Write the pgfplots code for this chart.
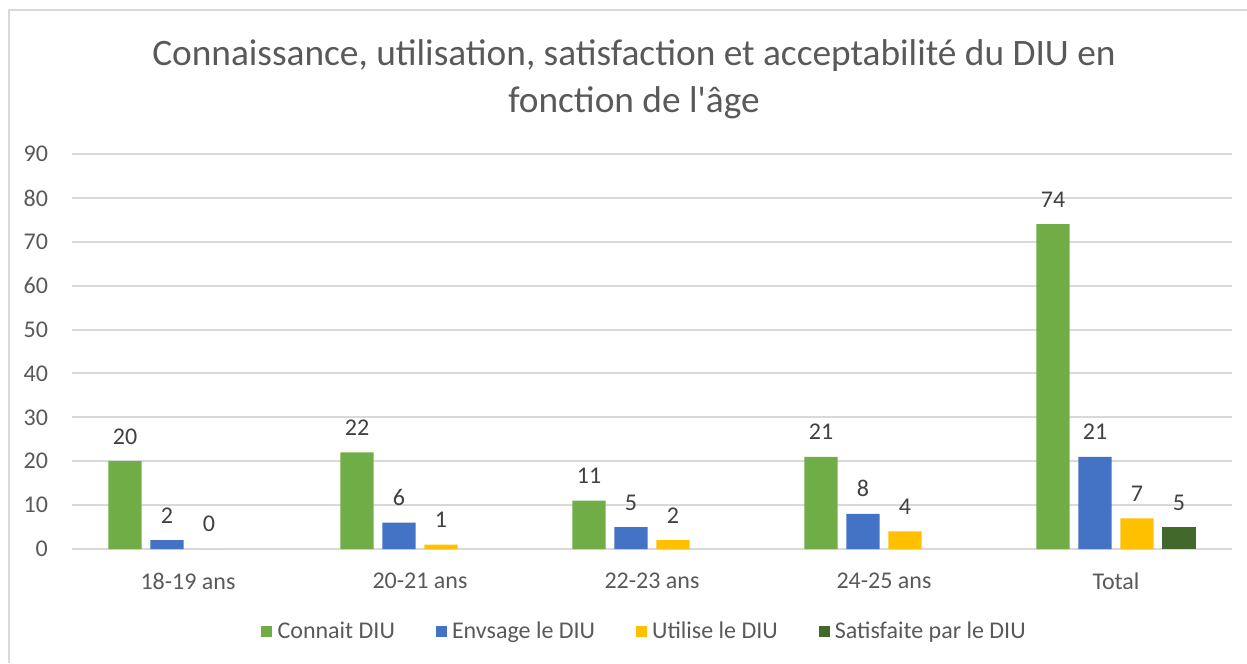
\documentclass[border=0pt]{standalone}
\usepackage{fontspec}
\setmainfont{Carlito}
\usepackage{pgfplots}
\pgfplotsset{compat=1.18}
\definecolor{connait}{HTML}{70AD47}
\definecolor{envsage}{HTML}{4472C4}
\definecolor{utilise}{HTML}{FFC000}
\definecolor{satisf}{HTML}{43682B}
\definecolor{gridc}{HTML}{D9D9D9}
\definecolor{txt}{HTML}{595959}
\definecolor{lbl}{HTML}{404040}

\begin{document}
\begin{tikzpicture}
  \useasboundingbox (-27pt,-42.75pt) rectangle (440.625pt,205.875pt);
  \draw[gridc, line width=0.75pt] (-23.625pt,-42.75pt) -- (-23.625pt,202.125pt) -- (440.625pt,202.125pt);
  \begin{axis}[
      scale only axis, width=435pt, height=148.125pt,
      ybar=3.35pt, bar width=12.4pt,
      xmin=-0.5, xmax=4.5, ymin=0, ymax=90, enlargelimits=false,
      xtick={0,1,2,3,4},
      xticklabels={18-19 ans,20-21 ans,22-23 ans,24-25 ans,Total},
      ytick={0,10,...,90},
      ymajorgrids, grid style={gridc, line width=0.75pt},
      axis line style={draw=none}, major tick style={draw=none},
      /pgf/number format/assume math mode=true,
      tick label style={font=\fontsize{9}{11}\selectfont, text=txt},
      yticklabel style={xshift=-5.5pt},
      xticklabel style={yshift=-1.3pt},
      nodes near coords,
      every node near coord/.append style={font=\fontsize{9}{11}\selectfont, text=lbl, yshift=2.8pt},
      title={Connaissance, utilisation, satisfaction et acceptabilité du DIU en\\fonction de l\textquotesingle âge},
      title style={font=\fontsize{14}{17.5}\selectfont, text=txt, align=center, at={(0.4845,1.148)}, anchor=center},
      legend columns=4,
      legend style={draw=none, fill=none, at={(0.495,-0.21)}, anchor=center,
        font=\fontsize{9}{11}\selectfont, text=txt,
        /tikz/every even column/.append style={column sep=13.3pt}},
      legend image code/.code={\fill[#1] (0pt,-2.05pt) rectangle (4.1pt,2.05pt);},
    ]
    \addplot[fill=connait, draw=none] coordinates {(0,20) (1,22) (2,11) (3,21) (4,74)};
    \addplot[fill=envsage, draw=none] coordinates {(0,2) (1,6) (2,5) (3,8) (4,21)};
    \addplot[fill=utilise, draw=none] coordinates {(0,0) (1,1) (2,2) (3,4) (4,7)};
    \addplot[fill=satisf, draw=none] coordinates {(4,5)};
    \legend{Connait DIU, Envsage le DIU, Utilise le DIU, Satisfaite par le DIU}
  \end{axis}
\end{tikzpicture}
\end{document}
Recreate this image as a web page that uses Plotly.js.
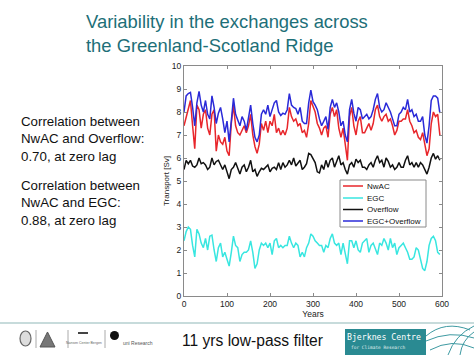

● **What needs to be done**
All of the records need repeating exactly, except for the pictures.

● **Correct result**
Write the pgfplots code for this chart.
\documentclass[border=0pt]{standalone}
\usepackage{fontspec}
\setmainfont{Carlito}
\usepackage{pgfplots}
\pgfplotsset{compat=1.18}
\definecolor{connait}{HTML}{70AD47}
\definecolor{envsage}{HTML}{4472C4}
\definecolor{utilise}{HTML}{FFC000}
\definecolor{satisf}{HTML}{43682B}
\definecolor{gridc}{HTML}{D9D9D9}
\definecolor{txt}{HTML}{595959}
\definecolor{lbl}{HTML}{404040}

\begin{document}
\begin{tikzpicture}
  \useasboundingbox (-27pt,-42.75pt) rectangle (440.625pt,205.875pt);
  \draw[gridc, line width=0.75pt] (-23.625pt,-42.75pt) -- (-23.625pt,202.125pt) -- (440.625pt,202.125pt);
  \begin{axis}[
      scale only axis, width=435pt, height=148.125pt,
      ybar=3.35pt, bar width=12.4pt,
      xmin=-0.5, xmax=4.5, ymin=0, ymax=90, enlargelimits=false,
      xtick={0,1,2,3,4},
      xticklabels={18-19 ans,20-21 ans,22-23 ans,24-25 ans,Total},
      ytick={0,10,...,90},
      ymajorgrids, grid style={gridc, line width=0.75pt},
      axis line style={draw=none}, major tick style={draw=none},
      /pgf/number format/assume math mode=true,
      tick label style={font=\fontsize{9}{11}\selectfont, text=txt},
      yticklabel style={xshift=-5.5pt},
      xticklabel style={yshift=-1.3pt},
      nodes near coords,
      every node near coord/.append style={font=\fontsize{9}{11}\selectfont, text=lbl, yshift=2.8pt},
      title={Connaissance, utilisation, satisfaction et acceptabilité du DIU en\\fonction de l\textquotesingle âge},
      title style={font=\fontsize{14}{17.5}\selectfont, text=txt, align=center, at={(0.4845,1.148)}, anchor=center},
      legend columns=4,
      legend style={draw=none, fill=none, at={(0.495,-0.21)}, anchor=center,
        font=\fontsize{9}{11}\selectfont, text=txt,
        /tikz/every even column/.append style={column sep=13.3pt}},
      legend image code/.code={\fill[#1] (0pt,-2.05pt) rectangle (4.1pt,2.05pt);},
    ]
    \addplot[fill=connait, draw=none] coordinates {(0,20) (1,22) (2,11) (3,21) (4,74)};
    \addplot[fill=envsage, draw=none] coordinates {(0,2) (1,6) (2,5) (3,8) (4,21)};
    \addplot[fill=utilise, draw=none] coordinates {(0,0) (1,1) (2,2) (3,4) (4,7)};
    \addplot[fill=satisf, draw=none] coordinates {(4,5)};
    \legend{Connait DIU, Envsage le DIU, Utilise le DIU, Satisfaite par le DIU}
  \end{axis}
\end{tikzpicture}
\end{document}
Recreate this image as a web page that uses Plotly.js.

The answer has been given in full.